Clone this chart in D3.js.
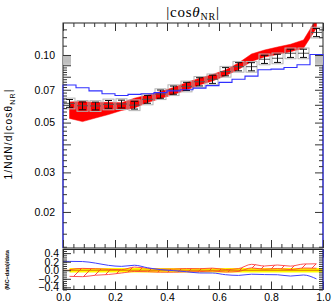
==
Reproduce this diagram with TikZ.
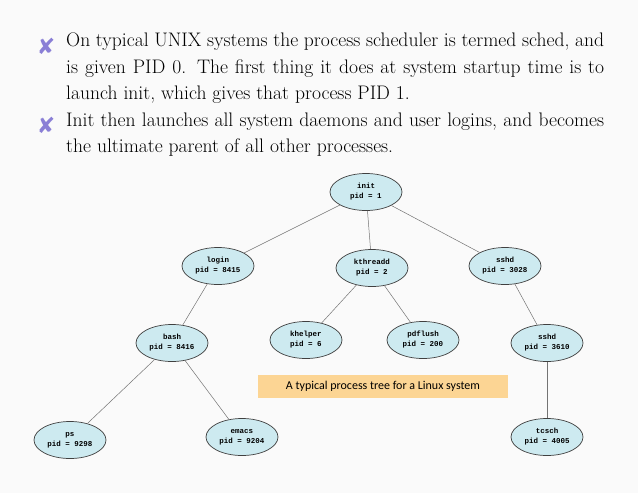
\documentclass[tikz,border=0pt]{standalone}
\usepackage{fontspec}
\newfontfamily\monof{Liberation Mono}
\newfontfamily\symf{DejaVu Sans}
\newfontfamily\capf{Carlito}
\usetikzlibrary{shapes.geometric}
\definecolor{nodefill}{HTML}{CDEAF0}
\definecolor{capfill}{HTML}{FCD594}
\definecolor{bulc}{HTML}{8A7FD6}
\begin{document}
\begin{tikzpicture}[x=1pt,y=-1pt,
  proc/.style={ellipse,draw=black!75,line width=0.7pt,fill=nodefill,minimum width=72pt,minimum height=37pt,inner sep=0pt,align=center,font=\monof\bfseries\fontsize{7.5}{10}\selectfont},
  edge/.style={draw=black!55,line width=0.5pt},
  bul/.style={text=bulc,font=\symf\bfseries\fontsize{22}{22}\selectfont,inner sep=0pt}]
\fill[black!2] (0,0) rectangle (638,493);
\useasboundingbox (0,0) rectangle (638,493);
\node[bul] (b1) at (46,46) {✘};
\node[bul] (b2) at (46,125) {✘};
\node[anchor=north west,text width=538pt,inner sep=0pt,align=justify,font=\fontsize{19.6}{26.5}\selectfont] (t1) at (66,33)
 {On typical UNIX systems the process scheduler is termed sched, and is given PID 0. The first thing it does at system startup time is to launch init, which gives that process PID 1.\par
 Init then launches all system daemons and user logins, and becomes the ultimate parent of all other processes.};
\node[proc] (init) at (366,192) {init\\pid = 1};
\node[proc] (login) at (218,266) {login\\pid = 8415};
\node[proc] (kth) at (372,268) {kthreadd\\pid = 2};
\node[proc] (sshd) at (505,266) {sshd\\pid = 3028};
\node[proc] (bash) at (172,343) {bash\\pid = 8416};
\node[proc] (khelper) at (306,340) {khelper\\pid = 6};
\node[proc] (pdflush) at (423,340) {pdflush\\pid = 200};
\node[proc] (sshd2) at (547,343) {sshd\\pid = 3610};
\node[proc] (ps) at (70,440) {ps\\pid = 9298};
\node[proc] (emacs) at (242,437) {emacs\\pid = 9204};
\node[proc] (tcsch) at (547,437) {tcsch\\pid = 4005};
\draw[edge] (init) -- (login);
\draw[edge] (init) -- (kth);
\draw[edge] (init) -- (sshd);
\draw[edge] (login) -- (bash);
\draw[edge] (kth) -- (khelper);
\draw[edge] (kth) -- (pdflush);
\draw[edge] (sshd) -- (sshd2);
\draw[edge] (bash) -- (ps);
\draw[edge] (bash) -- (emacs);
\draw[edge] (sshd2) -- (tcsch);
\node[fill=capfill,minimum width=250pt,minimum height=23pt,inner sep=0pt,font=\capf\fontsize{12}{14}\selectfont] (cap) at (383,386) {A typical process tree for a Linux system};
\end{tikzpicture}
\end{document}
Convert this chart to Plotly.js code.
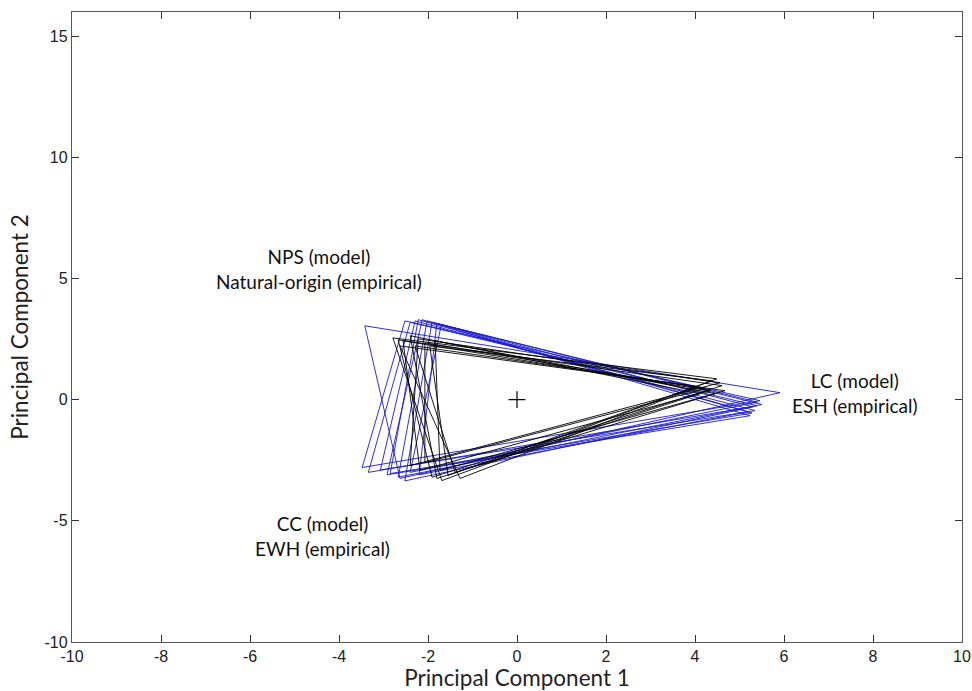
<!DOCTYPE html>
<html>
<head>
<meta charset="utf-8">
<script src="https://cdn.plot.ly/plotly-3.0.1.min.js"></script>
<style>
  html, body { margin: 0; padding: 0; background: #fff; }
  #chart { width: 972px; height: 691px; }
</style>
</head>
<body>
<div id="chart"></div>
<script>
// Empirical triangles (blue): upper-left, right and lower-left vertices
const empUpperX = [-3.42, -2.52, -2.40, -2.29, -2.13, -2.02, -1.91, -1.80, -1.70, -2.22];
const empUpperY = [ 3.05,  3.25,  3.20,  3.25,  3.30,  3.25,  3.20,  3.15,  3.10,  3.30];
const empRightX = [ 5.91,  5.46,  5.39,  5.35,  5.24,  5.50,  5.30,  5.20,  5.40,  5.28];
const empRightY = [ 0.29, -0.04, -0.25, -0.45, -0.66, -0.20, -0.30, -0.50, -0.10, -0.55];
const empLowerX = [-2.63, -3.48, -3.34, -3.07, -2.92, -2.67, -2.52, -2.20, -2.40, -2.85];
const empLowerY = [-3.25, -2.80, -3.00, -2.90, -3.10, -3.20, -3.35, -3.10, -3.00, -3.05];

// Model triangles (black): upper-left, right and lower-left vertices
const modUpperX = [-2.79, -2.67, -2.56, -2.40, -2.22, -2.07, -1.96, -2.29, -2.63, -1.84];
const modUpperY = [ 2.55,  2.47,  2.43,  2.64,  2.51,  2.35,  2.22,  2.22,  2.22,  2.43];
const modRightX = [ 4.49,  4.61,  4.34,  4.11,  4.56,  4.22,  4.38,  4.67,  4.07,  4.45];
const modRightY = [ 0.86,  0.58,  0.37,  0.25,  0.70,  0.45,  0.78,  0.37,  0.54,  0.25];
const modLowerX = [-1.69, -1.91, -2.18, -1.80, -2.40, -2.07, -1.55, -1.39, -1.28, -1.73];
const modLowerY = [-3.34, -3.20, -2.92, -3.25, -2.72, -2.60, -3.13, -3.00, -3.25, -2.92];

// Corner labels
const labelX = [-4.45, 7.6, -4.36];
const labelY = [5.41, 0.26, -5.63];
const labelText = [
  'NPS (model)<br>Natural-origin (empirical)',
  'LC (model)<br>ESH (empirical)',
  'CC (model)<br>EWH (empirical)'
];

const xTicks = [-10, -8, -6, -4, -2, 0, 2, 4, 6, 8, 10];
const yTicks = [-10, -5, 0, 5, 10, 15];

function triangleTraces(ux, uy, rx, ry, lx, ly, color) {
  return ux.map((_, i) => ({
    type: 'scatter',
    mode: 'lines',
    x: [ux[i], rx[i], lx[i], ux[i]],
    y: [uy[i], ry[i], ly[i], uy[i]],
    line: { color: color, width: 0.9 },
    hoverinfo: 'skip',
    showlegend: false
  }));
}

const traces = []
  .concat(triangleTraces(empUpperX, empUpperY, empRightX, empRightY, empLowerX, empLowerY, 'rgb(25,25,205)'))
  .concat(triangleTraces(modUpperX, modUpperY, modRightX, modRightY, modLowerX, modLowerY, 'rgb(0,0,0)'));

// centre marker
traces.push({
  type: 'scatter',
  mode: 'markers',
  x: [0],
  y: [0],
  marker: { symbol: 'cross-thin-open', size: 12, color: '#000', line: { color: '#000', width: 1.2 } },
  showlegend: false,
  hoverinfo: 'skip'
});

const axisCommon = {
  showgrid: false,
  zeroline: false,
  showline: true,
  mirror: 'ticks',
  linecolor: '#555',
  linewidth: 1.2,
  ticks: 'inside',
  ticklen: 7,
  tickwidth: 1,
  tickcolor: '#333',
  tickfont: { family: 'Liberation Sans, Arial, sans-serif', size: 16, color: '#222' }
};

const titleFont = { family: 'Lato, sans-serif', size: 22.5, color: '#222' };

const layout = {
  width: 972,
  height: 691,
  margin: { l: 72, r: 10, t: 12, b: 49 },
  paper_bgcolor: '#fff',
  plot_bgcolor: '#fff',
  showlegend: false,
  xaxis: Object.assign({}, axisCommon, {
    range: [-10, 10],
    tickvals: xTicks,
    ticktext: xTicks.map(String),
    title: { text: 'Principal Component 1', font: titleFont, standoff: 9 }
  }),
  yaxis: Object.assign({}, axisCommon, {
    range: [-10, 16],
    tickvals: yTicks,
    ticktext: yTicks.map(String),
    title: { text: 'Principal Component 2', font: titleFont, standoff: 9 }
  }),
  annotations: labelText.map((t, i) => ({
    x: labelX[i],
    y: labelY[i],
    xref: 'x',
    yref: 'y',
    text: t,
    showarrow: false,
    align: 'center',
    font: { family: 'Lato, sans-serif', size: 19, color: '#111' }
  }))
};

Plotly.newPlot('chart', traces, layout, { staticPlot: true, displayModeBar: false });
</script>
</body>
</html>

§ **Written request**
Repeat exactly, and only, the lines from the one containing "Convert this chart to Plotly.js code." through the one containing "-3.10, -3.00, -3.05];", both included, without the pictures.

§ **Task response**
Convert this chart to Plotly.js code.
<!DOCTYPE html>
<html>
<head>
<meta charset="utf-8">
<script src="https://cdn.plot.ly/plotly-3.0.1.min.js"></script>
<style>
  html, body { margin: 0; padding: 0; background: #fff; }
  #chart { width: 972px; height: 691px; }
</style>
</head>
<body>
<div id="chart"></div>
<script>
// Empirical triangles (blue): upper-left, right and lower-left vertices
const empUpperX = [-3.42, -2.52, -2.40, -2.29, -2.13, -2.02, -1.91, -1.80, -1.70, -2.22];
const empUpperY = [ 3.05,  3.25,  3.20,  3.25,  3.30,  3.25,  3.20,  3.15,  3.10,  3.30];
const empRightX = [ 5.91,  5.46,  5.39,  5.35,  5.24,  5.50,  5.30,  5.20,  5.40,  5.28];
const empRightY = [ 0.29, -0.04, -0.25, -0.45, -0.66, -0.20, -0.30, -0.50, -0.10, -0.55];
const empLowerX = [-2.63, -3.48, -3.34, -3.07, -2.92, -2.67, -2.52, -2.20, -2.40, -2.85];
const empLowerY = [-3.25, -2.80, -3.00, -2.90, -3.10, -3.20, -3.35, -3.10, -3.00, -3.05];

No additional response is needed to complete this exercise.